Israel é um país plural formado por imigrantes vindos de todo o Globo, em busca da liberdade. “Uma Certa Paz” explora as falhas das gerações antigas na construção desse novo lugar. No entanto, apesar de todos os erros cometidos, essa é uma terra que serve de destino, principalmente, para aqueles judeus que ainda não encontraram seu lugar. Amós Oz nos surpreende ao dar voz a diferentes personagens em sua narrativa, ponderando as contradições nos relacionamentos humanos dessa comunidade.
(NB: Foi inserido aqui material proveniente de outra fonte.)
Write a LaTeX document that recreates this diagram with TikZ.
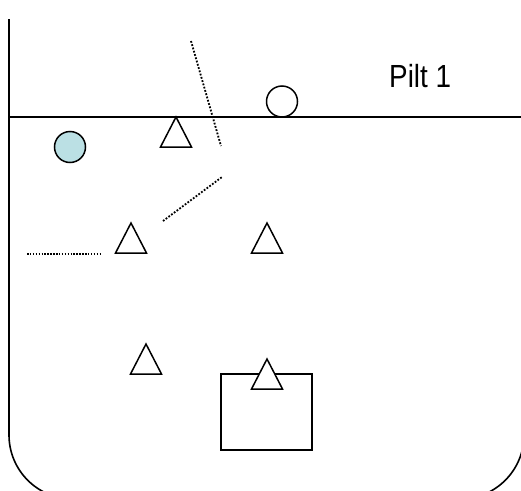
\documentclass[tikz,border=0pt]{standalone}
\usepackage{fontspec}
\setmainfont{Liberation Sans}
\definecolor{vesi}{RGB}{187,224,228}
\begin{document}
\begin{tikzpicture}[x=1pt,y=-1pt,line join=miter,
  tri/.style={draw,fill=white,line width=1.5pt},
  punktiir/.style={line width=1.8pt,dash pattern=on 1.8pt off 1.6pt}]

\useasboundingbox (0,0) rectangle (521,490);
\clip (0,0) rectangle (521,490);

% Anum
\draw[line width=1.6pt,rounded corners=64pt] (9,19) -- (9,499) -- (524,499) -- (524,19);

% Veepind
\draw[line width=1.6pt] (9,117) -- (521,117);

% Pallid
\draw[line width=1.5pt,fill=vesi] (70,147) circle (15.5);
\draw[line width=1.5pt,fill=white] (282,101.5) circle (15.5);

% Kast
\draw[line width=1.3pt] (221,374) rectangle (312,450);

% Kolmnurgad
\foreach \x/\y in {176/117, 131/223, 267/223, 146/344, 267/359}
  \draw[tri] (\x,\y) -- (\x+15.5,\y+30) -- (\x-15.5,\y+30) -- cycle;

% Punktiirjooned
\draw[punktiir] (191,41) -- (221,146);
\draw[punktiir] (163,221) -- (222,177);
\draw[punktiir,line width=1.5pt,dash pattern=on 1.5pt off 1.4pt] (27,254) -- (102,254);

% Pealkiri
\node[anchor=base west,inner sep=0pt,font=\fontsize{32}{36}\selectfont,xscale=0.87] (pilt) at (389,87) {Pilt 1};

\end{tikzpicture}
\end{document}
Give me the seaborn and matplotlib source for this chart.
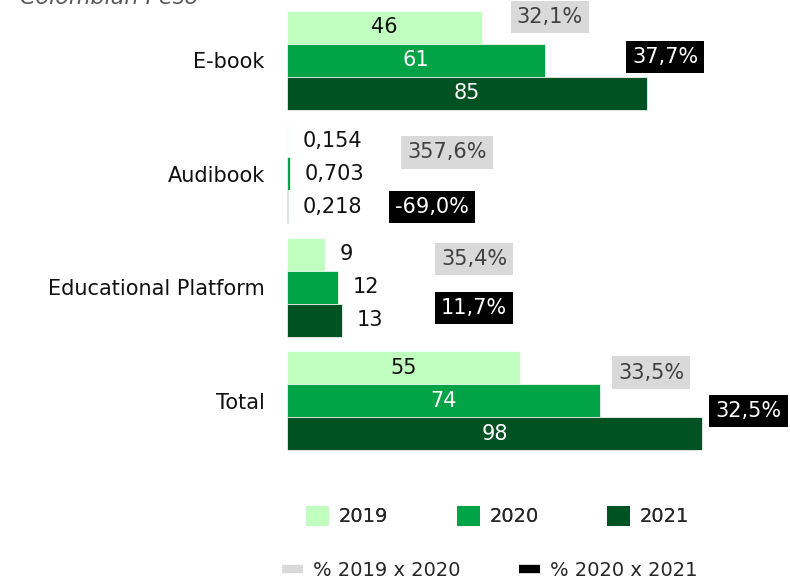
import numpy as np
import pandas as pd
import matplotlib
matplotlib.use('Agg')
import matplotlib.pyplot as plt
import seaborn as sns
from matplotlib.patches import Patch
from matplotlib.lines import Line2D

# data
categories = ['E-book', 'Audibook', 'Educational Platform', 'Total']
years = ['2019', '2020', '2021']
values_2019 = [46, 0.154, 9, 55]
values_2020 = [61, 0.703, 12, 74]
values_2021 = [85, 0.218, 13, 98]
pct_19_20 = [32.1, 357.6, 35.4, 33.5]
pct_20_21 = [37.7, -69.0, 11.7, 32.5]

# where the % labels sit (x in data units, y offset in category units)
pct1_x = [62.1, 37.8, 44.2, 86.0]
pct1_dy = [-0.38, -0.19, -0.25, -0.25]
pct2_x = [89.3, 34.2, 44.2, 109.0]
pct2_dy = [-0.03, 0.29, 0.18, 0.09]

colors = ['#C1FFC1', '#00A346', '#005222']

df = pd.DataFrame({
    'category': categories * 3,
    'year': [y for y in years for _ in categories],
    'value': values_2019 + values_2020 + values_2021,
})

sns.set_theme(style='white')
plt.rcParams['font.family'] = ['DejaVu Sans']

fig = plt.figure(figsize=(7.9, 5.8), dpi=100)
ax = fig.add_axes([0.3633, 0.2108, 0.6367, 0.783])

sns.barplot(data=df, y='category', x='value', hue='year', orient='h',
            palette=colors, saturation=1, width=0.872, edgecolor='white',
            linewidth=0.5, legend=False, ax=ax)

ax.set_xlim(0, 118.8)
ax.set_ylim(3.5, -0.5)
ax.set_xlabel('')
ax.set_ylabel('')
ax.set_xticks([])
ax.tick_params(axis='y', length=0, pad=16, labelsize=15, labelcolor='#111111')
sns.despine(ax=ax, left=True, bottom=True)


def fmt(v):
    if abs(v - round(v)) < 1e-9:
        return '%d' % v
    return ('%.3f' % v).replace('.', ',')


text_colors = ['#111111', 'white', 'white']
for k, cont in enumerate(ax.containers):
    for bar in cont:
        w = bar.get_width()
        yc = bar.get_y() + bar.get_height() / 2
        if w > 20:
            ax.text(w / 2, yc, fmt(w), ha='center', va='center',
                    fontsize=15, color=text_colors[k])
        else:
            ax.text(w + 3.5, yc, fmt(w), ha='left', va='center',
                    fontsize=15, color='#111111')

for i in range(len(categories)):
    s1 = ('%.1f%%' % pct_19_20[i]).replace('.', ',')
    s2 = ('%.1f%%' % pct_20_21[i]).replace('.', ',')
    ax.text(pct1_x[i], i + pct1_dy[i], s1, ha='center', va='center',
            fontsize=15, color='#404040',
            bbox=dict(boxstyle='square,pad=0.3', fc='#D9D9D9', ec='none'))
    ax.text(pct2_x[i], i + pct2_dy[i], s2, ha='center', va='center',
            fontsize=15, color='white',
            bbox=dict(boxstyle='square,pad=0.3', fc='black', ec='none'))

fig.text(0.025, 1 - 4 / 580, 'Colombian Peso', fontsize=16, style='italic',
         color='#595959', va='baseline')

h1 = [Patch(facecolor=c, edgecolor='none') for c in colors]
leg1 = fig.legend(h1, years, loc='center', bbox_to_anchor=(0.63, 0.11),
                  ncol=3, frameon=False, fontsize=14, handlelength=1.2,
                  handleheight=1.2, handletextpad=0.5, columnspacing=3.5)
fig.add_artist(leg1)
h2 = [Line2D([0], [0], color='#D9D9D9', lw=6, solid_capstyle='butt'),
      Line2D([0], [0], color='black', lw=6, solid_capstyle='butt')]
fig.legend(h2, ['% 2019 x 2020', '% 2020 x 2021'], loc='center',
           bbox_to_anchor=(0.62, 0.016), ncol=2, frameon=False, fontsize=14,
           handlelength=1.1, handletextpad=0.5, columnspacing=3.0)

fig.savefig('out.png', dpi=100)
Certa vez, em uma entrevista, o autor contou uma piada envolvendo os imigrantes em Israel: “quando um imigrante chega a Israel, no primeiro ano, reclama do governo; no segundo ano, reclama dos israelenses; no terceiro ano, reclama dos novos imigrantes que querem tudo numa bandeja de prata”. Em “Uma certa paz”, publicado em 1982, no ano da invasão do Líbano, ele aborda, sob diversos primas, uma tradicional comunidade judaica em um período de transição e incertezas políticas, o ano de 1966 e narra momentos que antecedem a Guerra dos Seis Dias, da qual Israel sairia vitoriosa sobre as nações árabes lideradas por Nasser, e definiria aproximadamente sua atual fronteira.
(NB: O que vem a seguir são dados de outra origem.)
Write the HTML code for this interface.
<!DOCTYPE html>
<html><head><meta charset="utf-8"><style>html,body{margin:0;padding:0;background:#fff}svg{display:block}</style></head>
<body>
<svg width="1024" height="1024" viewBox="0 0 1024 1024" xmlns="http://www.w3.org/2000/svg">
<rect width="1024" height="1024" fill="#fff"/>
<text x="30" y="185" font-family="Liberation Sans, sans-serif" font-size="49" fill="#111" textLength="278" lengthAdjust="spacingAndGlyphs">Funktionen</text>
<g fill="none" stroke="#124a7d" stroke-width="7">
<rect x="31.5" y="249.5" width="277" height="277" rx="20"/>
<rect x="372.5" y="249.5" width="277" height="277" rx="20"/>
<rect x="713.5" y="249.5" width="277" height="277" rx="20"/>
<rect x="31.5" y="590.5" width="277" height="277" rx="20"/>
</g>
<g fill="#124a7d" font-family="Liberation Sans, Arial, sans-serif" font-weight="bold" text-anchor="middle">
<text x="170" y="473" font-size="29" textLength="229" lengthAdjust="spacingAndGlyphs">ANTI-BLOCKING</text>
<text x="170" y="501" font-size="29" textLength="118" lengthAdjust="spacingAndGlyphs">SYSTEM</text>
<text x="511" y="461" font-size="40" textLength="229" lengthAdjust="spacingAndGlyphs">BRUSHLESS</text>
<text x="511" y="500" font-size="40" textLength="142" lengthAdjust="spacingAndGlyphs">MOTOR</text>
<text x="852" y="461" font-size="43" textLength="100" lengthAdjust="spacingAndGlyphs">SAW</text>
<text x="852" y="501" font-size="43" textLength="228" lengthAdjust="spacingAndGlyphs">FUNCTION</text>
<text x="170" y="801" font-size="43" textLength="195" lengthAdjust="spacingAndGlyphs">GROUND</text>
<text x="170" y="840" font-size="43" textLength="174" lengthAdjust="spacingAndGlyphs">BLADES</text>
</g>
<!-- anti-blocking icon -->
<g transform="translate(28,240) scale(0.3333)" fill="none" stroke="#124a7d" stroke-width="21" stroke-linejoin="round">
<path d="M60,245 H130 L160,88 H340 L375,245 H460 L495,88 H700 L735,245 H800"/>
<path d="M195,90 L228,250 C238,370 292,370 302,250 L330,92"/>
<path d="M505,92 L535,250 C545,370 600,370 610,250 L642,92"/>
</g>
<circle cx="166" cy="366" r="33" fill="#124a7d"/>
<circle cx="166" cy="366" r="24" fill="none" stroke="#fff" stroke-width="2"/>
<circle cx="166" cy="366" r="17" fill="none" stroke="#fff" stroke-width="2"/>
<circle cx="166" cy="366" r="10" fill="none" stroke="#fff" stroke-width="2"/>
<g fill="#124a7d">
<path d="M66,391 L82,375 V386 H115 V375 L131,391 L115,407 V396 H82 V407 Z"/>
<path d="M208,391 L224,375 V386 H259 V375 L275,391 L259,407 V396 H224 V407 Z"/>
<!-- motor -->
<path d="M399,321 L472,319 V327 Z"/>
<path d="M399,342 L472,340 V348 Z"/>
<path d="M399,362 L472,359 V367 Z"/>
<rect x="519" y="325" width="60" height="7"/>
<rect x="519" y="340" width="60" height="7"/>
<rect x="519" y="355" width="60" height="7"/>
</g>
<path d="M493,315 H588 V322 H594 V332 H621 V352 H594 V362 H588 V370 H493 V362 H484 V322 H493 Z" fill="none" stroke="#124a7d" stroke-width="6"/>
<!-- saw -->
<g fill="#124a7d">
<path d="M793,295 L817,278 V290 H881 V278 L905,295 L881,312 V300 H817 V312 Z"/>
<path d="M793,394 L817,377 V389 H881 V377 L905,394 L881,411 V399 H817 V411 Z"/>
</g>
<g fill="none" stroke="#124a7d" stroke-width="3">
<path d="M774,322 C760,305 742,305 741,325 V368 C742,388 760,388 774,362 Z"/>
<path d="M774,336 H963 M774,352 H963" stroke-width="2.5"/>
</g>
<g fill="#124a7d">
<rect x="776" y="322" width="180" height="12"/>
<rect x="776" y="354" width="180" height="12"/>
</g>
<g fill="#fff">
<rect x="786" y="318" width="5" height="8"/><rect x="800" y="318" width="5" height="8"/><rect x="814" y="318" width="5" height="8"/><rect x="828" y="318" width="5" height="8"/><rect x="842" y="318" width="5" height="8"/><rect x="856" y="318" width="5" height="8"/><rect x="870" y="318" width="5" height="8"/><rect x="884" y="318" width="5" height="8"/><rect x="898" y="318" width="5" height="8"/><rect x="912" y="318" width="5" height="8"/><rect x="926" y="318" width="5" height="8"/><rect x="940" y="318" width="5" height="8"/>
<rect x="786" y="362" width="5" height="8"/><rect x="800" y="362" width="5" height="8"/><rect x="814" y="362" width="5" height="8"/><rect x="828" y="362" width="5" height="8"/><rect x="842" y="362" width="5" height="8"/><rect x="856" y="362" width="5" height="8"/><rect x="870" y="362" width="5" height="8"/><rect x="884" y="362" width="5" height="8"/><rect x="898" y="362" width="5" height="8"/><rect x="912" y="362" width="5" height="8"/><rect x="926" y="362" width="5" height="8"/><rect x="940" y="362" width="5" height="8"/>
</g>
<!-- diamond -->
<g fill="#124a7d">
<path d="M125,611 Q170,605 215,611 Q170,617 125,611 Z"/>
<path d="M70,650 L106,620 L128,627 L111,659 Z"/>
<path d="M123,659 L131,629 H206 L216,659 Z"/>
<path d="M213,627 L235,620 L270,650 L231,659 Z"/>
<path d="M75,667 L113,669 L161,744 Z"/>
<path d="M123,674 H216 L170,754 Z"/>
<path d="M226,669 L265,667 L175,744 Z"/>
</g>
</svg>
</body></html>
O enredo se forma, em primeiro plano, através dos universos particulares desses personagens, sendo dividido em duas partes: inverno, começando em 1965, e primavera, terminando no início de 1967. Nesse romance existem diferentes maneiras de se ver o papel do Kibutz. Yolan Lifshitz é o personagem central e deseja afastar-se da comunidade para encontrar-se com seus próprios desejos. Seu pai Yolek Lifshitz, secretário do kibutz Granot, tem em seu currículo uma história no parlamento israelense e foi um dos grandes líderes do movimento sionista.
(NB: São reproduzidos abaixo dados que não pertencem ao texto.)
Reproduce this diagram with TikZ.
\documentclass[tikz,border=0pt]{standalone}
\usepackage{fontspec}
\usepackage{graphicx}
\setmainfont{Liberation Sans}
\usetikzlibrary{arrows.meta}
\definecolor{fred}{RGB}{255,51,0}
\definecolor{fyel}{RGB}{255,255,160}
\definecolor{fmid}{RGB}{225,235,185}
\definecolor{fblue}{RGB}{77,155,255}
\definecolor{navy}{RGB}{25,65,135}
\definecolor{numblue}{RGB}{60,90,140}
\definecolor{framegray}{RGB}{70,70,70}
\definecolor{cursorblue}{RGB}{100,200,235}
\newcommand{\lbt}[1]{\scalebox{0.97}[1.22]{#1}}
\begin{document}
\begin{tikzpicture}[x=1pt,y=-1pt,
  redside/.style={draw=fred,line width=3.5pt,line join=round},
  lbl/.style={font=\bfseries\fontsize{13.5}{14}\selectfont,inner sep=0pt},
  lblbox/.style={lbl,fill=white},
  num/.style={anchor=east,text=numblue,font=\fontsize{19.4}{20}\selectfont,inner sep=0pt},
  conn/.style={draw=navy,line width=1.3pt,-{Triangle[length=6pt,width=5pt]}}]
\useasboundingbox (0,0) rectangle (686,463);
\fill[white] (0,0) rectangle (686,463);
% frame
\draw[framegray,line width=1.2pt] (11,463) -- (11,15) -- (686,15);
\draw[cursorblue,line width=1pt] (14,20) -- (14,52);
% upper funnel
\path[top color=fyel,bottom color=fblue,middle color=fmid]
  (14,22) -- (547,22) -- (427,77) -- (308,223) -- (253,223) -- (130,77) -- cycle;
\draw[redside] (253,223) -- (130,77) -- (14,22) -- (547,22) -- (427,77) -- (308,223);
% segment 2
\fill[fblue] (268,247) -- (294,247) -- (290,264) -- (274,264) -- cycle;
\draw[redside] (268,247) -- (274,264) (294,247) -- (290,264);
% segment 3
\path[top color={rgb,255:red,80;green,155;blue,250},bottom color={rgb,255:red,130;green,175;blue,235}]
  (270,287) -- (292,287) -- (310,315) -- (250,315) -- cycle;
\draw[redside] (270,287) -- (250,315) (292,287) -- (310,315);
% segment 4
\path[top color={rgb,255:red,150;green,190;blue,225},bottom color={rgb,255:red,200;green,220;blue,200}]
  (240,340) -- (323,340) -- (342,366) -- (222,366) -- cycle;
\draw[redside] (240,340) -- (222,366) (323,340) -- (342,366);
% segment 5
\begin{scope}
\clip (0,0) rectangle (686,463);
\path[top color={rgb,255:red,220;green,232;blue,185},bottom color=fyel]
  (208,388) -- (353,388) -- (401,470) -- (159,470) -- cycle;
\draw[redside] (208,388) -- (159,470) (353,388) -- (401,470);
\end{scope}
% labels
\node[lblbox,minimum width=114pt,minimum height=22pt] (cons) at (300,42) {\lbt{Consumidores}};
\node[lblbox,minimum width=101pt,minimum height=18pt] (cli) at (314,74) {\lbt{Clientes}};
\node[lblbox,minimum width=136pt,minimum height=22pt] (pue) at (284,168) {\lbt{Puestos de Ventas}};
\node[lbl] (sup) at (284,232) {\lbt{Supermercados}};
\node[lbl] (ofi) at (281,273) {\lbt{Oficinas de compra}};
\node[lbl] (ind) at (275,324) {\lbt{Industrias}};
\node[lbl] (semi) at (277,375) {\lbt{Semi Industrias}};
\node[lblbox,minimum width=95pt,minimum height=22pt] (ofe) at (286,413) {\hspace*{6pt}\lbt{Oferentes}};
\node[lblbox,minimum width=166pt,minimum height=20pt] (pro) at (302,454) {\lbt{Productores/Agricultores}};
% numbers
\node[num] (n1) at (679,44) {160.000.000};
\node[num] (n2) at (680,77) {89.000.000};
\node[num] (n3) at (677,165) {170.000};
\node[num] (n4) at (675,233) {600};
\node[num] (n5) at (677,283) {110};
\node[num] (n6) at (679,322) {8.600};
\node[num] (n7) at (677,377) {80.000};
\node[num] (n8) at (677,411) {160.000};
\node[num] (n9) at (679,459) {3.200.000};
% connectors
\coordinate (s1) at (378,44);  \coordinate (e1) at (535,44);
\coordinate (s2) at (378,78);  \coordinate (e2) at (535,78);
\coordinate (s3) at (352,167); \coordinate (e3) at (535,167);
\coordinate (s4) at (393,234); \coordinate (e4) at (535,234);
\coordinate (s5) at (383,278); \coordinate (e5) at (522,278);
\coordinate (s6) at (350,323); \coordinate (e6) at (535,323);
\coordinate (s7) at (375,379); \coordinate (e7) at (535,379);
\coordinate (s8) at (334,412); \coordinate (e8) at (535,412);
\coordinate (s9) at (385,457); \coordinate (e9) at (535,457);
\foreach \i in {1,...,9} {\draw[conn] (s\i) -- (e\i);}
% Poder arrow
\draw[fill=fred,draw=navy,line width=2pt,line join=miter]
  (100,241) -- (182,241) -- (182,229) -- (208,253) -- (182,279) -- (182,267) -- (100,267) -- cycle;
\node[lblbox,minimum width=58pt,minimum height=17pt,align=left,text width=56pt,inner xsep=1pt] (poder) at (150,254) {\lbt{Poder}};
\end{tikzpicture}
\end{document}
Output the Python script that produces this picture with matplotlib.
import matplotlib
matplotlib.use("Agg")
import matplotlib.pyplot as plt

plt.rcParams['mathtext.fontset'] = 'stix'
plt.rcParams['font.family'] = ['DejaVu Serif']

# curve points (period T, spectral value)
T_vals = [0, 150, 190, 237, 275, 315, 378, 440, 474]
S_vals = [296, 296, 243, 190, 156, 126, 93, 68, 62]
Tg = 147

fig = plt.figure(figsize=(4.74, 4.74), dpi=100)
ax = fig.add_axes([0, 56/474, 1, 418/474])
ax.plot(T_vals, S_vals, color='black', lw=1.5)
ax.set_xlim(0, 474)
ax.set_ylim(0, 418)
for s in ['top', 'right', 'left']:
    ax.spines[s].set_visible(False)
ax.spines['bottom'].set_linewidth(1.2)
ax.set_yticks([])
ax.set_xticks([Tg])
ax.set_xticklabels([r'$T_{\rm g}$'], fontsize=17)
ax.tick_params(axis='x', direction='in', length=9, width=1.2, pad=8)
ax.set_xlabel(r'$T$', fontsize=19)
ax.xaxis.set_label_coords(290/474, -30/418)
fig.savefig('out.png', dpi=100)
Entre os personagens, surge Yonatan que nos apresenta através de sua inquietude, o desejo de sair da vida comunitária do kibutz e viajar para lugares distantes e conhecer o exterior, impulsionado por seu cansaço frente a rotina, sua falta de liberdade e da ingerência do pai em sua vida. Mas apesar de seu temperamento tímido não é um ser violento e comporta-se dignamente com todos que habitam essa comunidade tratando a todos com respeito, sempre evitando o conflito e acalmando as situações quando elas descambam para o irracional. Seu pai Yolek lamenta a falta de idealismo dos membros mais jovens do partido e de seus filhos, e teme não ver as mudanças que ele deseja para o Estado de Israel.
Em contraponto, outro personagem caminha por um lado totalmente oposto a Yonatan: Azarias Guitlin. Azaria, que fora dispensado do exército, se junta ao Kibutz como mecânico. Trata-se de um idealista comunicativo que traz na bagagem uma penca de citações de Baruch Spinoza para expressar suas ideias, e vê no Kibutz a grande chance de se libertar da perambulação e indeterminação de seu passado, se agarrando aos ideais das gerações passadas na busca de justiça e igualdade.
Temos aqui duas visões bem traçadas: de um lado Yonatan, cuja indiferença por seus pais, pela comunidade e pelo relacionamento com sua mulher Rimona se chocam contra os ideais e a paixão de Azaria, que tenta se integrar e impressionar aos que estão ao seu redor através de suas ideias e conexão com antigos ideais.
“Uma certa paz” é antes de tudo um diálogo e também um auto-diálogo sobre um determinado período vivido por esse povo. Amós Oz, através de sua narrativa inspiradora, se utiliza de diferentes olhares na tentativa de significar subjetivamente a complexidade dos imigrantes que chegam a Israel de todas as partes do mundo, com todas as suas diferenças culturais para nos fazer entender a história desse país.
O livro é apenas mais uma obra prima deste autor.